Death comes on it's own time

That is the lesson I am teaching my children today, and every day we have left to hold and cherish M. For two weeks, M has drowned, and fought violently against the drowning he has been enduring. Despite a week of oral antibiotics, and now a second week of the most aggressive IV antibiotics we have available to use, we are losing the battle. The Director of the Cystic Fibrosis center told us last night that in his opinion what we are seeing and what we are describing to him indicate that M has reached end state lung disease and not merely end stage liver disease.

In the moment of panic brought on by a drowning child we have been unable to stop the drowning for two weeks, we were prepared to admit him to the hospital. The doctor assured us there was almost nothing more he could add in the hospital and if it is still our desire to keep M home, the he can and will do everything at home that he would do at the hospital.

As II spoke to the doctor, M exprssed his desires in a way he has never been able to do in the past. He begged me no more hospitals. Please don't make him go to the hospital. He doesn't want to go to the hospital. For II and I, this is as far as we can go.

We have begun aggressive comfort measures for our son. We cannot and will not permit him to drown to death unless we have tried every possible avenue to stop it. Even if that means we stop supporting the liver so that we can make choices that are extremely harmful to the liver, it is acceptable when those same measures can and will stop the drowning.

Last night, we changed course. We set aside standing our ground, as M's primary CF doctor for so many years has taught us. We gave ground to this disease, and have choosen to sit and comfort our son. After watching him have no cognition of his bowels anymore, we are moving him to diapers with chucks underneath to keep the messes contained. We are borrowing button-up shirts from brothers so clothing changes are easy for him to tolerate. We picked up supplies late last night.
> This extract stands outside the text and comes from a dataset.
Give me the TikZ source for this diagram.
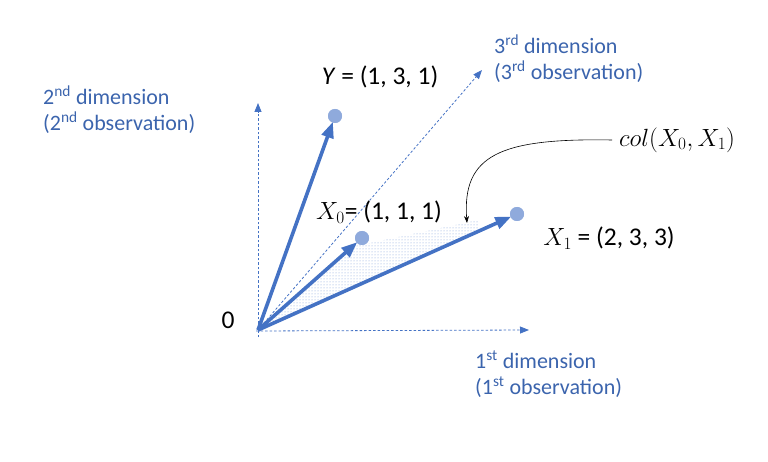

We have begun an aggressive course of steriods to allow M to breath comfortably. We will continue the IV antibiotics, again because it helps him breath. We retired his pnuematic vest, set down the treatments that are done to clear the gunk out of his lungs and will continue only with those that allow his lungs to function, as painlessly as possible. We have converted the corner of the living room to M's area. Never again will he go to his bedroom. I will not sleep at night wondering if he will be awake in the morning or not.

Most of last night, I laid down next to M on his beanbag chair. I held his hands, I stroked his head, I comforted him, I reminded him I was here. He slept holding onto me. At 5am, II, who slept on the couch, traded places to help my hurting body stretch and to take his turn to hold and comfort M. Two children refused to leave M through the night, so they camped out with us.
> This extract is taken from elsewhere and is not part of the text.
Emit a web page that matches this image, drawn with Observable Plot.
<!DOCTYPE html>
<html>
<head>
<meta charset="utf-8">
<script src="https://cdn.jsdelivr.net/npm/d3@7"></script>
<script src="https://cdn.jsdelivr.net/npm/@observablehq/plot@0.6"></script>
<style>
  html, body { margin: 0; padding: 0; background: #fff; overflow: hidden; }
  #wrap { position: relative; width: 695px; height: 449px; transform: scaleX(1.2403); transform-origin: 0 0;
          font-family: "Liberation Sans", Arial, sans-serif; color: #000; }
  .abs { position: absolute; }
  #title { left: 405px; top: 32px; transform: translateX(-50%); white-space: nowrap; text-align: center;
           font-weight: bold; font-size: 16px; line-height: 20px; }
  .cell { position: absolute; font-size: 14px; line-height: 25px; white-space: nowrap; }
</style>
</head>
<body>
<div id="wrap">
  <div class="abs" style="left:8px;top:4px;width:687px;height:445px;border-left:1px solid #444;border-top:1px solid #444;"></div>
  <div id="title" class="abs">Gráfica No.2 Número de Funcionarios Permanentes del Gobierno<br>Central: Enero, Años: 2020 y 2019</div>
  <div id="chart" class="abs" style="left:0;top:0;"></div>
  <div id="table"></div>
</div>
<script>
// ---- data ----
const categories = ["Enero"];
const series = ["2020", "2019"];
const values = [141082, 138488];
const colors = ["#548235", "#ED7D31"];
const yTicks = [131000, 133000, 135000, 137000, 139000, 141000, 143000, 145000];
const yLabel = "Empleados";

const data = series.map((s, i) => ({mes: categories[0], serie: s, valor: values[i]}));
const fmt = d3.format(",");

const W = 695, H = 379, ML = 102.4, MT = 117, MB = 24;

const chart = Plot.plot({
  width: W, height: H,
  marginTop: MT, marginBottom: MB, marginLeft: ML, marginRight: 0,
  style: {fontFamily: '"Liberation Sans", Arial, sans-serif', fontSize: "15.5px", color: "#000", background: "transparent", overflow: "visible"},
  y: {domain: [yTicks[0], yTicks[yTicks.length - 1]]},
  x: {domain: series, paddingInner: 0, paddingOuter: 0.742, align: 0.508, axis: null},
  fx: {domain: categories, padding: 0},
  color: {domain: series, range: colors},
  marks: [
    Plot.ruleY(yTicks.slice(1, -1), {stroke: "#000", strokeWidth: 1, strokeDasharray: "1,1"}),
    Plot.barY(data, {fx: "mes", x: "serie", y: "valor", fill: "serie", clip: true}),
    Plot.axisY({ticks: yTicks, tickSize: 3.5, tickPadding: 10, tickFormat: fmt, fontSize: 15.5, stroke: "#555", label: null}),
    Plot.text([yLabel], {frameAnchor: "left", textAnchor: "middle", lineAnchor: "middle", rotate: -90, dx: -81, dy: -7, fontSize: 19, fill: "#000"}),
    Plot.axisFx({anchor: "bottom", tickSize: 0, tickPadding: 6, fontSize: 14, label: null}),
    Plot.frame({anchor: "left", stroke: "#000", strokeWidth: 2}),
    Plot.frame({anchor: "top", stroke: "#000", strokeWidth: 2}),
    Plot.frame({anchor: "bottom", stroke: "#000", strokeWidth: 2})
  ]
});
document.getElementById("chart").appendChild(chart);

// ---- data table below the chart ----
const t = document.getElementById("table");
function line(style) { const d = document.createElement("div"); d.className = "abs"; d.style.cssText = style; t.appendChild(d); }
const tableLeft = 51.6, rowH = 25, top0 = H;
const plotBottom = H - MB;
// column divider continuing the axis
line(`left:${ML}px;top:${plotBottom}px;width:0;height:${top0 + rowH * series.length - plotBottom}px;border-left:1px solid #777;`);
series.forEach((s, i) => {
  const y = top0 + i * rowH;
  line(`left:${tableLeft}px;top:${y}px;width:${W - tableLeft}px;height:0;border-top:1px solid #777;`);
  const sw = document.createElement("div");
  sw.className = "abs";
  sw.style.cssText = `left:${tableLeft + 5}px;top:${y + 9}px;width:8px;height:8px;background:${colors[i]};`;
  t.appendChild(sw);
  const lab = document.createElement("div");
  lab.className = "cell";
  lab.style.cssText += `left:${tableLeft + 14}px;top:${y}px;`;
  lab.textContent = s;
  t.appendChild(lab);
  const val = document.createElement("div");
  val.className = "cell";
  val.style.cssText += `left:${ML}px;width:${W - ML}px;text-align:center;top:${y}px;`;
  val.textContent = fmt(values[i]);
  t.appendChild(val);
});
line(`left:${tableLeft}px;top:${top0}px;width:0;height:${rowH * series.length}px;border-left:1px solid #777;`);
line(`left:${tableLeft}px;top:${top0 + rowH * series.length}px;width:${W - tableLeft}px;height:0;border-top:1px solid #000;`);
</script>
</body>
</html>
This morning, I have begun to teach the vision of end stage Hospice to my children. After years of pushing M to do for himself, we do FOR him now. We don't let go of him. We don't assume he can do anything. We comfort him. We hold him. We support him when he wants to walk. He is awake and he is playing the iPad this morning. He needs help. If there is a wrong button to press, he WILL press it and will shut down every game he attempts to do for himself. Thus, siblings will take turns simply helping him now. No one person can carry this burden alone. We must all support M and eaach other.

I have a call into Hospice. Their grief counselor is coming sometime today to work with his siblings. Several know and realize this is the beginning of the end, and they are weepy. Their hearts are breaking, understandably. They need to process. I have also begun to explain that they MUST take care of themselves as well. Death will not come when we dictate it should or must. It will come when it is time. So long as M is holding on, and is comfortable, we MUST continue to care for our own needs, individually and as a family. We cannot start a death watch that isn't time yet. We don't get to choose this. Death will choose it's own time to take M.
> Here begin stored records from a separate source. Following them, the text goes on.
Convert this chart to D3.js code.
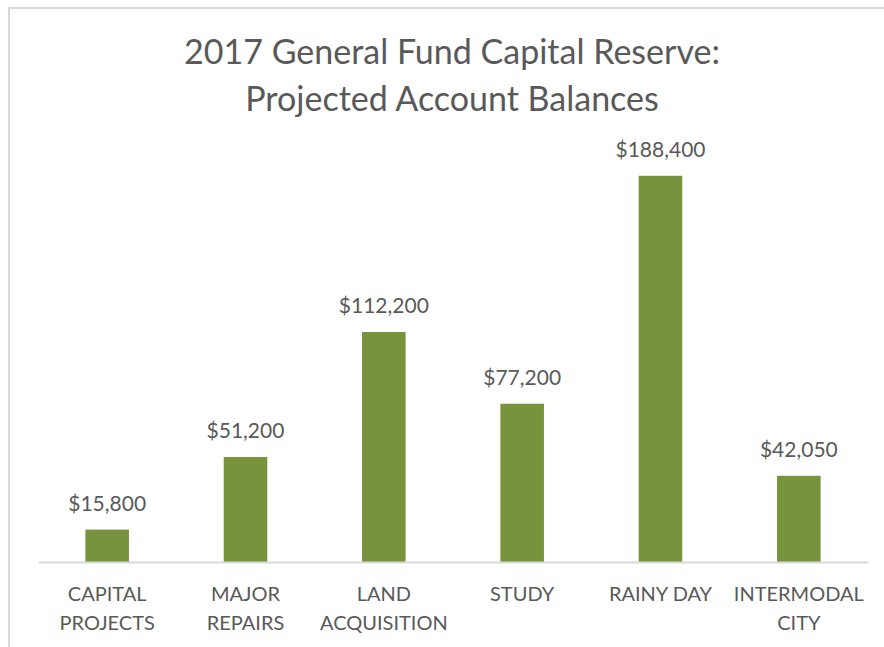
<!DOCTYPE html>
<html><head><meta charset="utf-8">
<script src="https://cdn.jsdelivr.net/npm/d3@7"></script>
<style>body{margin:0;background:#fff}svg{display:block}</style>
</head><body>
<svg id="c" width="884" height="647"></svg>
<script>
const categories = [["CAPITAL","PROJECTS"],["MAJOR","REPAIRS"],["LAND","ACQUISITION"],["STUDY"],["RAINY DAY"],["INTERMODAL","CITY"]];
const values = [15800, 51200, 112200, 77200, 188400, 42050];
const titleLines = ["2017 General Fund Capital Reserve:", "Projected Account Balances"];

const svg = d3.select("#c");
const font = "Lato, 'Open Sans', sans-serif";
const txt = "#595959";
svg.append("rect").attr("x",9).attr("y",8).attr("width",900).attr("height",700)
  .attr("fill","#fff").attr("stroke","#d9d9d9").attr("stroke-width",2);

const left=38, right=868, base=562;
const x = d3.scaleBand().domain(d3.range(categories.length)).range([left,right]).paddingInner(0.685).paddingOuter(0.3425);
const y = d3.scaleLinear().domain([0,200000]).range([base,152]);

svg.append("g").selectAll("text").data(titleLines).join("text")
  .attr("x",452).attr("y",(d,i)=>64+i*47).attr("text-anchor","middle")
  .attr("font-family",font).attr("font-size",34).attr("fill",txt).text(d=>d);

svg.append("g").selectAll("rect").data(values).join("rect")
  .attr("x",(d,i)=>x(i)).attr("width",x.bandwidth())
  .attr("y",d=>y(d)).attr("height",d=>base-y(d)).attr("fill","#77933C");

svg.append("g").selectAll("text").data(values).join("text")
  .attr("x",(d,i)=>x(i)+x.bandwidth()/2).attr("y",d=>y(d)-19)
  .attr("text-anchor","middle").attr("font-family",font).attr("font-size",21).attr("fill",txt)
  .text(d=>"$"+d3.format(",")(d));

const axis = d3.axisBottom(x).tickSize(0).tickFormat("");
const ag = svg.append("g").attr("transform",`translate(0,${base})`).call(axis);
ag.select(".domain").attr("stroke","#d9d9d9").attr("stroke-width",2);

const lab = svg.append("g").selectAll("text").data(categories).join("text")
  .attr("x",(d,i)=>x(i)+x.bandwidth()/2).attr("y",601)
  .attr("text-anchor","middle").attr("font-family",font).attr("font-size",20).attr("fill",txt);
lab.selectAll("tspan").data(d=>d).join("tspan")
  .attr("x",function(){return this.parentNode.getAttribute("x");})
  .attr("dy",(d,i)=>i?29:0).text(d=>d);
</script>
</body></html>
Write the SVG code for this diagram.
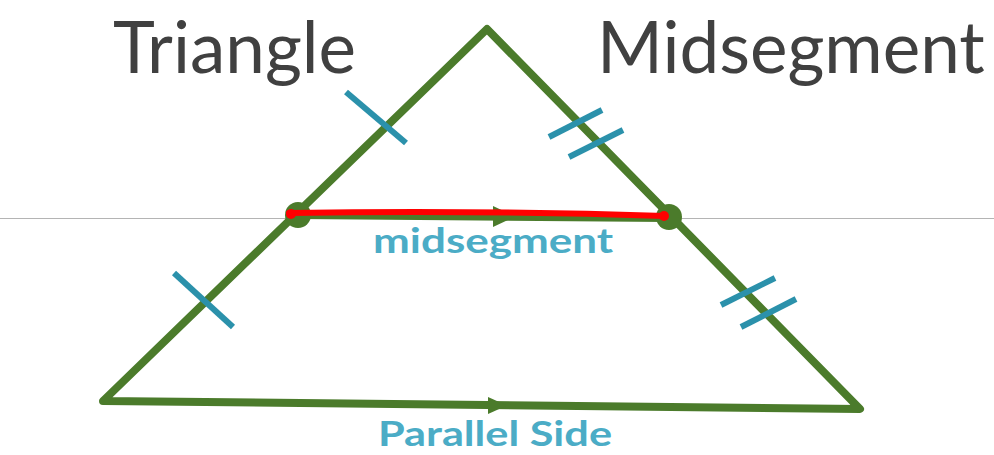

What is certain is that we are at the beginning of the end. When the last moments come, we cannot say for certain. It will be soon. It will be far too soon. It just isn't this very moment that I write. I don't know how much longer M has. His body is ravaged. His liver is nearly gone. His lungs cannot continue this fight.

1 comment:

  1. I've been following your blog from a forum we've both been members of. And I just wanted to let you know that I've been praying frequently for you and your family, especially during this crisis. Praying that he will feel blanketed by your love and God's love during this terrible time.